Follow the "Cinderella" path. The Copa del Rey usually has one or two teams from the lower tiers that make it deep—to the Round of 32 or even the Round of 16. Keep an eye on the teams that knocked out seeded opponents in the early rounds.
Understand the coefficient. For clubs in the sixth tier, just reaching the first round of the Copa del Rey requires winning a preliminary round against other regional champions. Ontiñena had to beat Baztán just to get the chance to play Las Palmas. It wasn't a lottery; they earned it on the pitch.
Watch the post-match interactions. The most human moments happen after the final whistle. In the Ontiñena vs Las Palmas game, you saw players swapping shirts—professionals giving their jerseys to guys who would probably frame them in their living rooms the next day. That's the real spirit of the game.

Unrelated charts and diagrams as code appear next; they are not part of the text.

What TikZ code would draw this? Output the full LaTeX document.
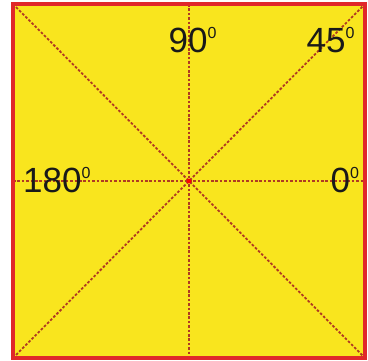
\documentclass[tikz,border=0pt]{standalone}
\usepackage{fontspec}
\setmainfont{Liberation Sans}
\usepackage{xcolor}
\usepackage{tikz}
\usetikzlibrary{calc}
\definecolor{paperyellow}{HTML}{F9E51E}
\definecolor{frameRed}{HTML}{E0282A}
\definecolor{creaseRed}{HTML}{B03A22}
\newcommand{\degmark}{\raisebox{14pt}{\fontsize{16}{16}\selectfont 0}}

\begin{document}
\begin{tikzpicture}[x=1pt, y=-1pt,
    crease/.style={creaseRed, line width=1.8pt, dash pattern=on 2.6pt off 1.8pt},
    anglelbl/.style={inner sep=0pt, anchor=base west, text=black!90,
                     font=\fontsize{35}{35}\selectfont}]
  \useasboundingbox (0,0) rectangle (368,360);
  %% paper square, corners and edge midpoints
  \coordinate (tl) at (13,4);
  \coordinate (tr) at (365,4);
  \coordinate (bl) at (13,358);
  \coordinate (br) at (365,358);
  \coordinate (c) at (189,181);
  \coordinate (top) at (189,4);
  \coordinate (bot) at (189,358);
  \coordinate (lft) at (13,181);
  \coordinate (rgt) at (365,181);
  \fill[paperyellow] (tl) rectangle (br);
  %% folding lines
  \draw[crease] (tl) -- (br);
  \draw[crease] (bl) -- (tr);
  \draw[crease] (top) -- (bot);
  \draw[crease] (lft) -- (rgt);
  \fill[red] (c) circle (2.4pt);
  \draw[frameRed, line width=4pt] (tl) rectangle (br);
  %% angle labels
  \node[anglelbl] (a90)  at (168.5,52)  {90\degmark};
  \node[anglelbl] (a45)  at (306.5,52)  {45\degmark};
  \node[anglelbl] (a180) at (23,192)    {180\degmark};
  \node[anglelbl] (a0)   at (330.5,192) {0\degmark};
\end{tikzpicture}
\end{document}
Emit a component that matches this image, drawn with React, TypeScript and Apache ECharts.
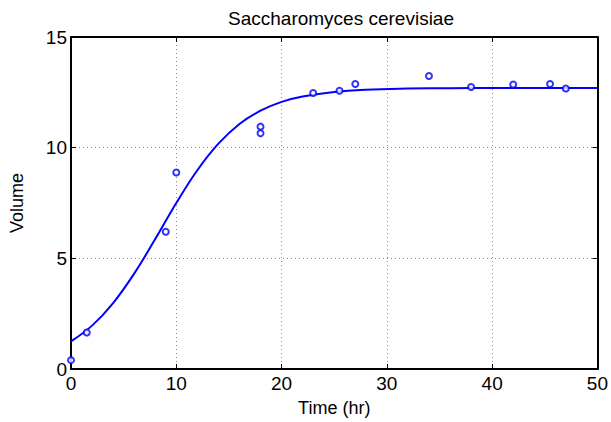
import React, { useEffect, useRef } from "react";
import * as echarts from "echarts";

const obsTime = [0, 1.5, 9, 10, 18, 18, 23, 25.5, 27, 34, 38, 42, 45.5, 47];
const obsVolume = [0.4, 1.65, 6.2, 8.88, 10.65, 10.95, 12.47, 12.57, 12.88, 13.24, 12.74, 12.85, 12.88, 12.67];

const fitTime = [0, 2, 4, 6, 8, 10, 12, 14, 16, 18, 20, 22, 25, 28, 32, 36, 40, 45, 50];
const fitVolume = [1.25, 1.96, 2.98, 4.31, 5.87, 7.5, 8.98, 10.18, 11.07, 11.67, 12.07, 12.31, 12.52, 12.62, 12.67, 12.69, 12.7, 12.7, 12.7];

const xTicks = { min: 0, max: 50, interval: 10 };
const yTicks = { min: 0, max: 15, interval: 5 };

const FONT = "'Liberation Sans', Arial, sans-serif";
const BLUE = "#0000ff";

export default function App() {
  const ref = useRef<HTMLDivElement>(null);
  useEffect(() => {
    if (!ref.current) return;
    const chart = echarts.init(ref.current, undefined, { renderer: "svg" });
    const axisCommon = {
      type: "value" as const,
      axisLine: { show: true, onZero: false, lineStyle: { color: "#000", width: 2 } },
      axisTick: { show: true, inside: true, length: 5, lineStyle: { color: "#000", width: 1 } },
    };
    chart.setOption({
      animation: false,
      backgroundColor: "#fff",
      title: {
        text: "Saccharomyces cerevisiae",
        left: 336,
        top: 4,
        textAlign: "center",
        textStyle: { fontFamily: FONT, fontSize: 19, fontWeight: "normal", color: "#000" },
      },
      grid: { left: 71, right: 10, top: 37, bottom: 49 },
      xAxis: [
        {
          ...axisCommon,
          position: "bottom",
          min: xTicks.min,
          max: xTicks.max,
          interval: xTicks.interval,
          name: "Time (hr)",
          nameLocation: "middle",
          nameGap: 30,
          nameTextStyle: { fontFamily: FONT, fontSize: 18, color: "#000" },
          axisLabel: { fontFamily: FONT, fontSize: 19, color: "#000", margin: 5 },
          splitLine: { show: true, lineStyle: { color: "#888", type: [1, 3], width: 1 } },
        },
        {
          ...axisCommon,
          position: "top",
          min: xTicks.min,
          max: xTicks.max,
          interval: xTicks.interval,
          axisLabel: { show: false },
          splitLine: { show: false },
        },
      ],
      yAxis: [
        {
          ...axisCommon,
          position: "left",
          min: yTicks.min,
          max: yTicks.max,
          interval: yTicks.interval,
          name: "Volume",
          nameLocation: "middle",
          nameGap: 45,
          nameTextStyle: { fontFamily: FONT, fontSize: 18, color: "#000" },
          axisLabel: { fontFamily: FONT, fontSize: 19, color: "#000", margin: 4 },
          splitLine: { show: true, lineStyle: { color: "#888", type: [1, 3], width: 1 } },
        },
        {
          ...axisCommon,
          position: "right",
          min: yTicks.min,
          max: yTicks.max,
          interval: yTicks.interval,
          axisLabel: { show: false },
          splitLine: { show: false },
        },
      ],
      series: [
        {
          type: "line",
          data: fitTime.map((t, i) => [t, fitVolume[i]]),
          smooth: 0.4,
          showSymbol: false,
          lineStyle: { color: BLUE, width: 2 },
          z: 2,
        },
        {
          type: "scatter",
          data: obsTime.map((t, i) => [t, obsVolume[i]]),
          symbol: "circle",
          symbolSize: 6,
          itemStyle: { color: "#fff", borderColor: BLUE, borderWidth: 2 },
          z: 3,
        },
      ],
    });
    return () => chart.dispose();
  }, []);
  return (
    <div
      ref={ref}
      style={{ position: "fixed", left: 0, top: 0, width: 611, height: 422 }}
    />
  );
}
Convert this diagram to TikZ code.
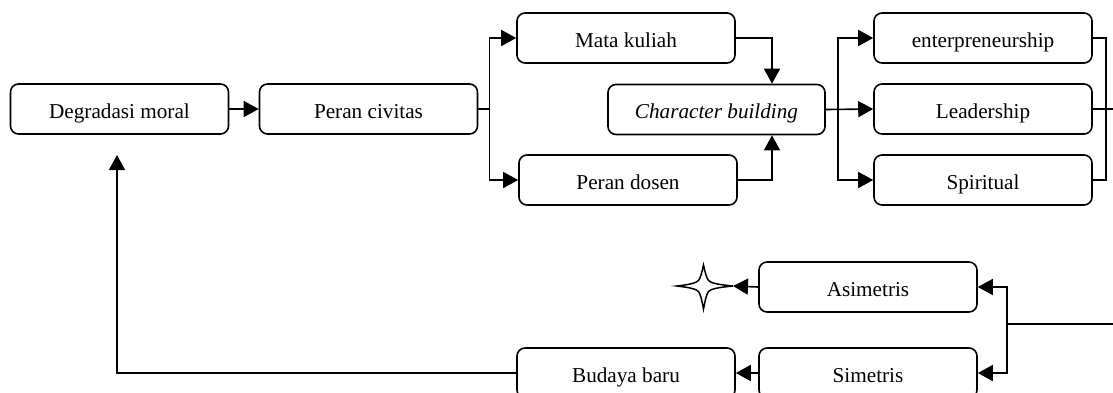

The 7-0 result will be a footnote in the history of UD Las Palmas, a routine victory on their way to a mid-table finish or a relegation battle. But for Ontiñena, it remains the greatest night in the club's history. It proved that even in a world of billion-dollar TV deals and state-owned clubs, there is still room for a village of 500 people to stand on the same grass as the best in the world.
To get the most out of future Copa del Rey draws, check the RFEF official calendar and look for the "Interterritorial" qualifiers. That is where the next Ontiñena is currently fighting for their chance to host a giant. Keep an eye on the regional brackets in Aragon, Asturias, and Extremadura—these are the heartlands where the biggest upsets are usually born.